> _Short problem_
For the listing below, give the number of lines in which "with" occurs. Add nothing.

> _Provided data_
[start]
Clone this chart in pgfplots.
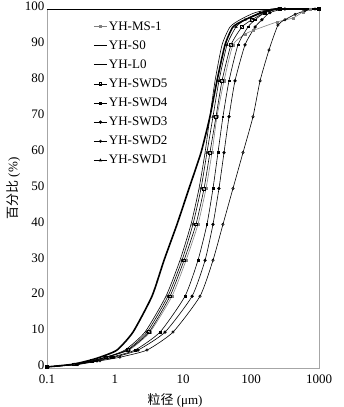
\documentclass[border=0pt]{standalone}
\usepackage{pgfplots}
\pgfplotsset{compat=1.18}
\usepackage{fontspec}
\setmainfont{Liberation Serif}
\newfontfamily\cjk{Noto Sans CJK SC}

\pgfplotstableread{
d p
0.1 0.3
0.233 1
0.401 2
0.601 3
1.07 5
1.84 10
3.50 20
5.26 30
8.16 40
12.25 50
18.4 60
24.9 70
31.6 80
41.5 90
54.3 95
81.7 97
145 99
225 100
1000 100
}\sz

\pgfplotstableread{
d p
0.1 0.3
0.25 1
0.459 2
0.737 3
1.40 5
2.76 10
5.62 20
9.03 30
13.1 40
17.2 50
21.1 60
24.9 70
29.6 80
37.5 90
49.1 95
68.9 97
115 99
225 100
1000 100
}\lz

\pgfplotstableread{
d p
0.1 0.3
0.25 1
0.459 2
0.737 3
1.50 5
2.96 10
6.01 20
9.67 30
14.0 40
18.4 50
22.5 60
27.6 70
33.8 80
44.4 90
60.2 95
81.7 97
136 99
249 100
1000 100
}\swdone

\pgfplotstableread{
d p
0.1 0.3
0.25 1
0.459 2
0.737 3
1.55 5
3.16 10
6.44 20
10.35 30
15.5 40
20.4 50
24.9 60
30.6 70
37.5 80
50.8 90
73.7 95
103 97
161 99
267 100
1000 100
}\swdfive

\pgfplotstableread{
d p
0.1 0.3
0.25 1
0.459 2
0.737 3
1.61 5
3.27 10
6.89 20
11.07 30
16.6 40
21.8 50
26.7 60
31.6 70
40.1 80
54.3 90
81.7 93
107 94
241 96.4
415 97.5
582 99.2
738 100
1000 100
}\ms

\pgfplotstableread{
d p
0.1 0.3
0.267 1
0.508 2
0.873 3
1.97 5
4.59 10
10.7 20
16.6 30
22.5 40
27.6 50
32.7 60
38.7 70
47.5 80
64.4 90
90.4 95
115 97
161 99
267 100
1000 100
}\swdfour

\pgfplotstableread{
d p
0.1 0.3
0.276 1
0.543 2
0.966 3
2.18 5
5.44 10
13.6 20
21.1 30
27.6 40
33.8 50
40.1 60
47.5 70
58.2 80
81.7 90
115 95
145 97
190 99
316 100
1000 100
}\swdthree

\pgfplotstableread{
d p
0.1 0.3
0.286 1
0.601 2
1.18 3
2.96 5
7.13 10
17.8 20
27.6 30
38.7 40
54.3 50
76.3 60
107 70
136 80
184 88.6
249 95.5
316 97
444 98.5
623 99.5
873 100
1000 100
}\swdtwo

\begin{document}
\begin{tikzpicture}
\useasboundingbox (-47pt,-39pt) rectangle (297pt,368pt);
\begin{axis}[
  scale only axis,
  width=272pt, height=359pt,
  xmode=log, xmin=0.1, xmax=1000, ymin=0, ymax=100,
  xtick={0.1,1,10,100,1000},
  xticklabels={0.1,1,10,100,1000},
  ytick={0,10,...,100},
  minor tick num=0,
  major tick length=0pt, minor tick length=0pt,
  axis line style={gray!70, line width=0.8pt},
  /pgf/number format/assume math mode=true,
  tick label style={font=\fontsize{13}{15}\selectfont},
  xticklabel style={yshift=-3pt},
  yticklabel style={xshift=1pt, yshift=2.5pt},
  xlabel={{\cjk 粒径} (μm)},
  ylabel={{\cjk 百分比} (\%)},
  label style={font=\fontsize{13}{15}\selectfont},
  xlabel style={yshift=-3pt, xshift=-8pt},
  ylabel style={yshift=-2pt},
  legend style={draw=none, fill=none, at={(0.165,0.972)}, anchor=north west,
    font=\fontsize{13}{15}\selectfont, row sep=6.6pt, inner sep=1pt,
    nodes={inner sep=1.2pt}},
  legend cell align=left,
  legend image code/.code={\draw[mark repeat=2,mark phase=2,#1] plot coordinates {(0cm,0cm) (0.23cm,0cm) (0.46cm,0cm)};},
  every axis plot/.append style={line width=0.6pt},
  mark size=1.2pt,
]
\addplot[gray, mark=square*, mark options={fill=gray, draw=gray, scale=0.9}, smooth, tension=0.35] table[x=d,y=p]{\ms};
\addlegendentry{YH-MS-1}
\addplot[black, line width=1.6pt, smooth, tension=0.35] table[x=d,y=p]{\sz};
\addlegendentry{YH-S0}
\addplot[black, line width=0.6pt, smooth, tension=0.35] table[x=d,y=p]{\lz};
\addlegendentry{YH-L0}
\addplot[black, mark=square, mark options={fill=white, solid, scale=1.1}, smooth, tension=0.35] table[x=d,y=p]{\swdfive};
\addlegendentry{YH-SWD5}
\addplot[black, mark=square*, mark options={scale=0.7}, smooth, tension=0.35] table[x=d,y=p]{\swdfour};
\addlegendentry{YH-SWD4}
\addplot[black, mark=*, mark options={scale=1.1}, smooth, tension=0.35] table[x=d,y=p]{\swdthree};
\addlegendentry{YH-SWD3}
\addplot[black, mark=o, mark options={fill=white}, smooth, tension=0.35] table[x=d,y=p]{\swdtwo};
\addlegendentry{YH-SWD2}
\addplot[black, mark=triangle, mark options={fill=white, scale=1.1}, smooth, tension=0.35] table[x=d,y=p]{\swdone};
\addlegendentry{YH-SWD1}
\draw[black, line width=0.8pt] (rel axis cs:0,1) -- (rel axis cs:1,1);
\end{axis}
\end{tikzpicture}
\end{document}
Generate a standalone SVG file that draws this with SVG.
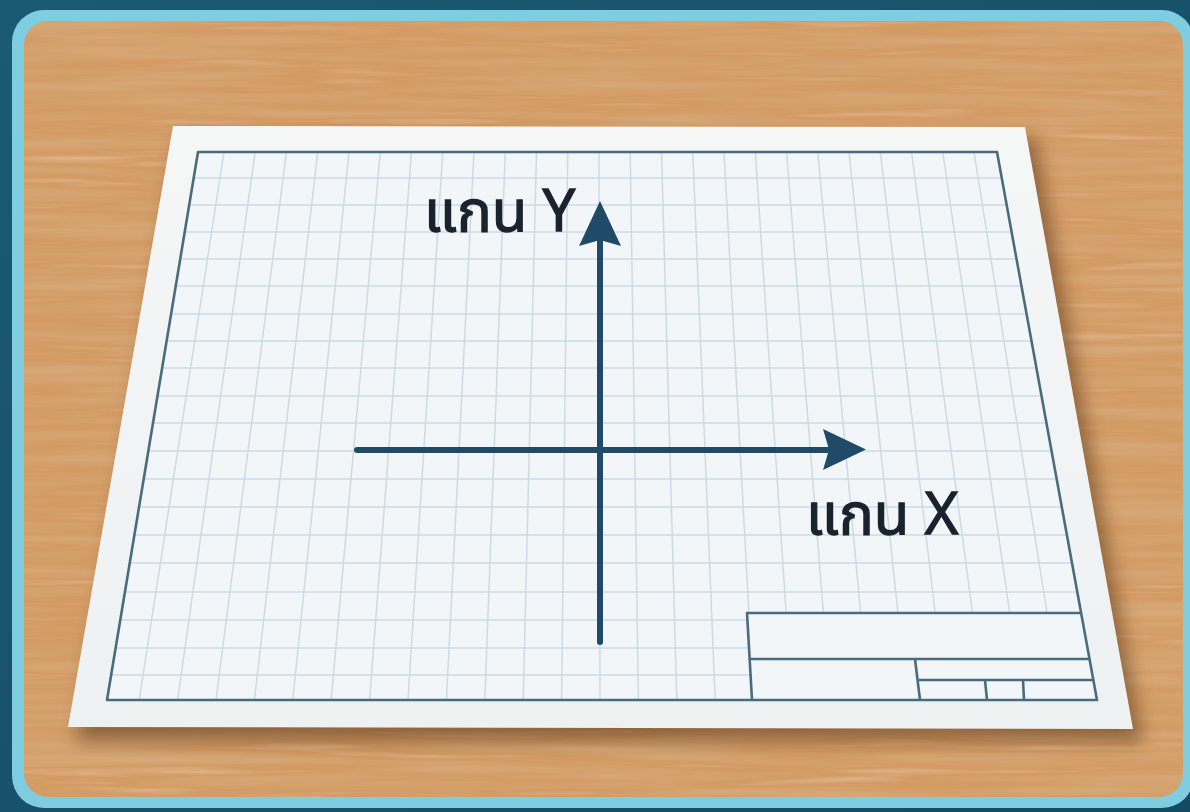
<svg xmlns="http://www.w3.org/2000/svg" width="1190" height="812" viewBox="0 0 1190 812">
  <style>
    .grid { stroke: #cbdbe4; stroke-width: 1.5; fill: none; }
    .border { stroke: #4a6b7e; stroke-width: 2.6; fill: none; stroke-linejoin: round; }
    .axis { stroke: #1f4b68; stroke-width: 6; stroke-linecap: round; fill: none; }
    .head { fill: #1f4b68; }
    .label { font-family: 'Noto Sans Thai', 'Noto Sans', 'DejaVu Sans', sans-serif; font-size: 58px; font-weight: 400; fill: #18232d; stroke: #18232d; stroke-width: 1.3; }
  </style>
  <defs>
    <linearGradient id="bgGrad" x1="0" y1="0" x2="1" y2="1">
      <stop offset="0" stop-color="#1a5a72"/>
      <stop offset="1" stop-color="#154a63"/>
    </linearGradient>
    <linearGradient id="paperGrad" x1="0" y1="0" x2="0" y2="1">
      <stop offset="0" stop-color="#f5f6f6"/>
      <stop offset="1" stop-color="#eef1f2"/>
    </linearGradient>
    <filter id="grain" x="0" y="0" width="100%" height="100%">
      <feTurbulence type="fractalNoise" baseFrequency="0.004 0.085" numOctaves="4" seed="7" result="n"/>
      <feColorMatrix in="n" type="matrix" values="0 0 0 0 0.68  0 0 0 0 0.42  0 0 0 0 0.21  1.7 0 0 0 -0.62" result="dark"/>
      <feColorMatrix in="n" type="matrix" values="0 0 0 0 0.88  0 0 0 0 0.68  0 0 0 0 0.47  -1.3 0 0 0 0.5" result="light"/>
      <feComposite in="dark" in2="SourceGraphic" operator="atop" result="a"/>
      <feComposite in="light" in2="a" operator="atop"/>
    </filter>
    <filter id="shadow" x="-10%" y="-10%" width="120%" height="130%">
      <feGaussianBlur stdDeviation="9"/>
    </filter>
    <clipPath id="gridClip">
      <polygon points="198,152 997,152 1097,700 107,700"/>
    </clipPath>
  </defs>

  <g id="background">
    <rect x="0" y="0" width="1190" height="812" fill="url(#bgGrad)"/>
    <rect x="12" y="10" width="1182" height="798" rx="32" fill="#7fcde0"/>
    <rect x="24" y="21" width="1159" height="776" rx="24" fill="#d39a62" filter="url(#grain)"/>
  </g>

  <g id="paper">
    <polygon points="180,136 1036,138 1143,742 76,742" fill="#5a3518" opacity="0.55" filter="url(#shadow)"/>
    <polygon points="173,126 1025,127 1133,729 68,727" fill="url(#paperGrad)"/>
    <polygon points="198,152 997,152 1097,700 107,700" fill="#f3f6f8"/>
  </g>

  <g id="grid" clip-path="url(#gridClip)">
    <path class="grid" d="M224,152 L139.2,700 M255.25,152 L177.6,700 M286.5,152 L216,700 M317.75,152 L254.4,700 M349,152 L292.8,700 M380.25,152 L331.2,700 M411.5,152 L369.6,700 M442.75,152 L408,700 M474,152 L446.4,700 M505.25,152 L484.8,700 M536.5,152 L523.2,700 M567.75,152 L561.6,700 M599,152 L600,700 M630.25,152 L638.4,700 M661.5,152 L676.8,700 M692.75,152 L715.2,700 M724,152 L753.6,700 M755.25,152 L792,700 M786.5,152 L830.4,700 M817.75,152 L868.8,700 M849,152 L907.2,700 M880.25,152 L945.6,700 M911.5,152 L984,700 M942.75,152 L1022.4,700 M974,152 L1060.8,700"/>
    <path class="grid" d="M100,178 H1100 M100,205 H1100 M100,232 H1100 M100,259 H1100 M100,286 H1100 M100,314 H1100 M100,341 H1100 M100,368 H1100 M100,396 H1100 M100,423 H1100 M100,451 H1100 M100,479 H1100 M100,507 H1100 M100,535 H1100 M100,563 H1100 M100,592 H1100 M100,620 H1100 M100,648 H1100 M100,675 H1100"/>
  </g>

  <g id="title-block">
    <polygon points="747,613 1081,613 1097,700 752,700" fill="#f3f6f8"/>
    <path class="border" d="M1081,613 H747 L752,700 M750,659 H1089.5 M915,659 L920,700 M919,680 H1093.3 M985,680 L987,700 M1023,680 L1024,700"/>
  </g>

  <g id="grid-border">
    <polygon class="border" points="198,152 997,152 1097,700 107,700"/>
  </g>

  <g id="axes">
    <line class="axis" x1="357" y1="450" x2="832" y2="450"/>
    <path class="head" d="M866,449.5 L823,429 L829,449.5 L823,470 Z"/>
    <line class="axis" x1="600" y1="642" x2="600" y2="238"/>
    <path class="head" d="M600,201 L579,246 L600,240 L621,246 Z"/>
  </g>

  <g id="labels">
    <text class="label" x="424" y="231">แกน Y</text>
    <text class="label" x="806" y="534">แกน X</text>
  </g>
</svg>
[end]
[start]
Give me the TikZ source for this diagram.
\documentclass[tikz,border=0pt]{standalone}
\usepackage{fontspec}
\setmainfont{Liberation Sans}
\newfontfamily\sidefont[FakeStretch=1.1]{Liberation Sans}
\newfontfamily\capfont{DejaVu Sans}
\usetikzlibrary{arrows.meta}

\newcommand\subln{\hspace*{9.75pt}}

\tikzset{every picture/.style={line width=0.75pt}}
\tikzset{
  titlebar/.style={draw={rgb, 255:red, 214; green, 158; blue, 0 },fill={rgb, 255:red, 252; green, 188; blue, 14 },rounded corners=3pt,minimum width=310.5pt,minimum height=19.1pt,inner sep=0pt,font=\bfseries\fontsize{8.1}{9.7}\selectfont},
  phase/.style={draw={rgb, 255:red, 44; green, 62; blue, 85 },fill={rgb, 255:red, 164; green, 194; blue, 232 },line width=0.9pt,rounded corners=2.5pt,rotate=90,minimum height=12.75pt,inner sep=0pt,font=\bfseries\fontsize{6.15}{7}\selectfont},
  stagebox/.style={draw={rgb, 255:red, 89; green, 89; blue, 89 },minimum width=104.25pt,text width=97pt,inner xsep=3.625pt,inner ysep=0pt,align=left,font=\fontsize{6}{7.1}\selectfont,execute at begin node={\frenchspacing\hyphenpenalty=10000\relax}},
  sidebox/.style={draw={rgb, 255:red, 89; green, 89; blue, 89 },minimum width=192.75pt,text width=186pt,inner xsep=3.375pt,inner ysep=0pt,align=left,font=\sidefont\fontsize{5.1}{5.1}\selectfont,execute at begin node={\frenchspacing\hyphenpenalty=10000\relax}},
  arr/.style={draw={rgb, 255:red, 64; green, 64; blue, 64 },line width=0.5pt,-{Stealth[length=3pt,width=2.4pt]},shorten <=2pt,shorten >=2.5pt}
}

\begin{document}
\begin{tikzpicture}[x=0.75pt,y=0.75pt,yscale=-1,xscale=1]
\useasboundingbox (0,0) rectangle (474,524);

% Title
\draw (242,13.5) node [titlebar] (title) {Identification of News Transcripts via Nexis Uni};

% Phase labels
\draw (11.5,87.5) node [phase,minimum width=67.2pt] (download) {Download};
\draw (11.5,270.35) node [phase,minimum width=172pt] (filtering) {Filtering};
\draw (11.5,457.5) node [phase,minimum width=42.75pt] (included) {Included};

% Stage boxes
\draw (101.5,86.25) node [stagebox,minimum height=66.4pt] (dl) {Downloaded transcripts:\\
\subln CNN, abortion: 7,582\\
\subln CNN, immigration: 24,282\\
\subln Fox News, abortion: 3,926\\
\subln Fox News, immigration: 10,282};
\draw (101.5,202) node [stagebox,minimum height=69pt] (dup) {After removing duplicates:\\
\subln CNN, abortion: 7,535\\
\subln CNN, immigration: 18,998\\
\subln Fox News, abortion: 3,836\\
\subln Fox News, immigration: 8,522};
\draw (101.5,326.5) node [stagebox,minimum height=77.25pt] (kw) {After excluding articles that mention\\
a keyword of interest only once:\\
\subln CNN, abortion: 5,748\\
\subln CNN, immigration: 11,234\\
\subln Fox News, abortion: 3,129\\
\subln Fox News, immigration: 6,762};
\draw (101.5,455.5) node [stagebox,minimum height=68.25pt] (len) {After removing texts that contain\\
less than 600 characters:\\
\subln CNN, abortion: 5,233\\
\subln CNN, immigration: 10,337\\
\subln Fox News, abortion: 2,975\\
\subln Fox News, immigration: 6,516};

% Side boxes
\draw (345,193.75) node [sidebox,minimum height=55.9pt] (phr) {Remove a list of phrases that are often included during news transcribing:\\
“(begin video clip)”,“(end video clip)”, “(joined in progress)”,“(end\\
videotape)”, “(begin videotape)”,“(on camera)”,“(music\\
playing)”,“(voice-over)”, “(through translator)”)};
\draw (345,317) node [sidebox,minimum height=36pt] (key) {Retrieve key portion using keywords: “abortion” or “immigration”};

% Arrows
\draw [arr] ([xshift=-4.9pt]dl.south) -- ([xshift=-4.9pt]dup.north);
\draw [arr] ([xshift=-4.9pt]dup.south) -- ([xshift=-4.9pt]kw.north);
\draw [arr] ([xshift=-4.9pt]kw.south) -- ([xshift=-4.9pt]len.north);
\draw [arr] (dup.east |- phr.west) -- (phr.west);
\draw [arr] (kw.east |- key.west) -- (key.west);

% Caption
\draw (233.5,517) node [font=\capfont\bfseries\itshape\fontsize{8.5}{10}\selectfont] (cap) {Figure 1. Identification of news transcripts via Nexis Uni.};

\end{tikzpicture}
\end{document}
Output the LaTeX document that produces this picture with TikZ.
[end]
[start]
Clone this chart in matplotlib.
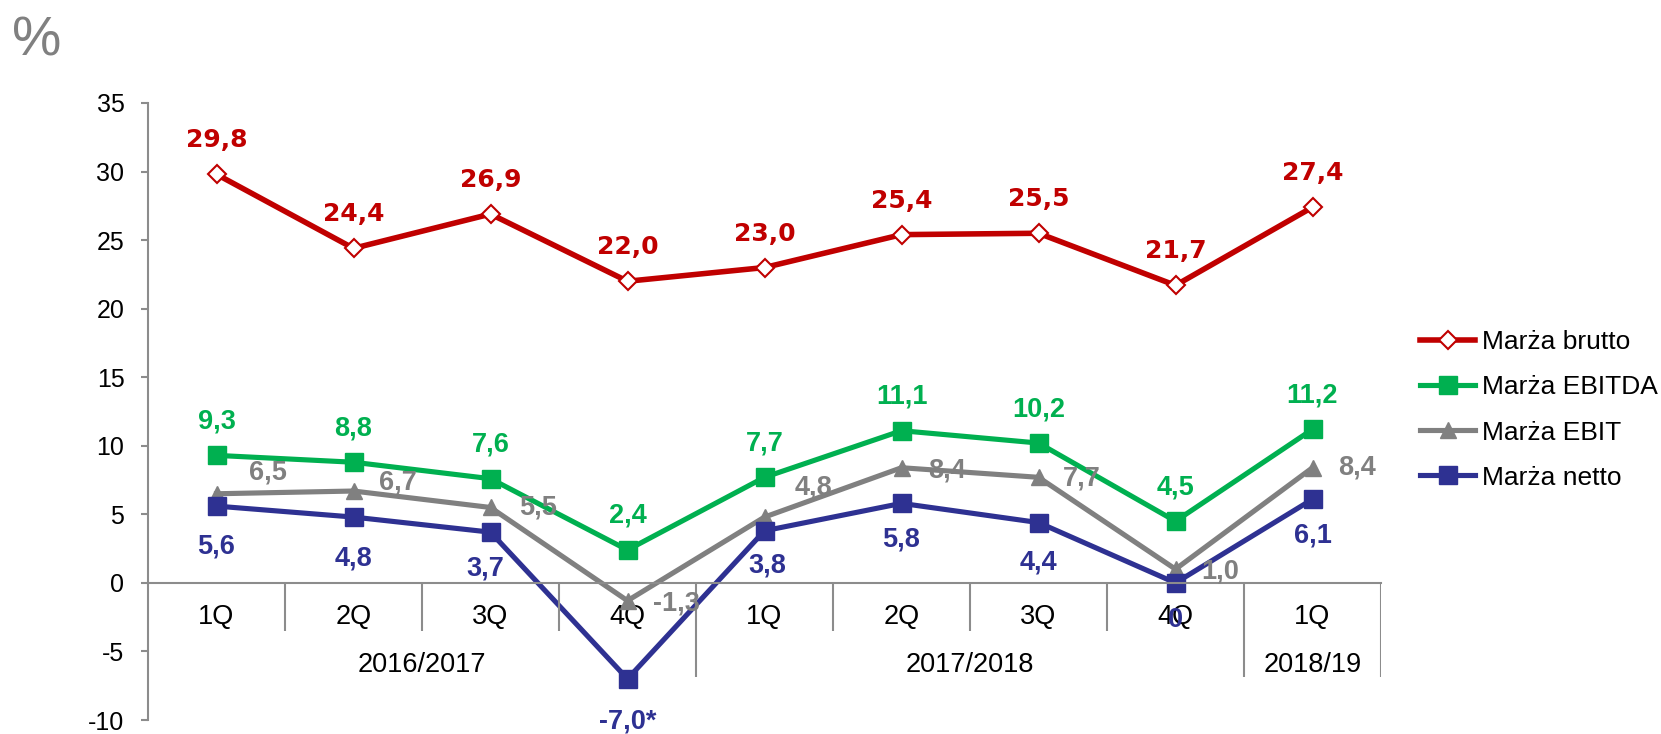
[end]
> _The answer_
2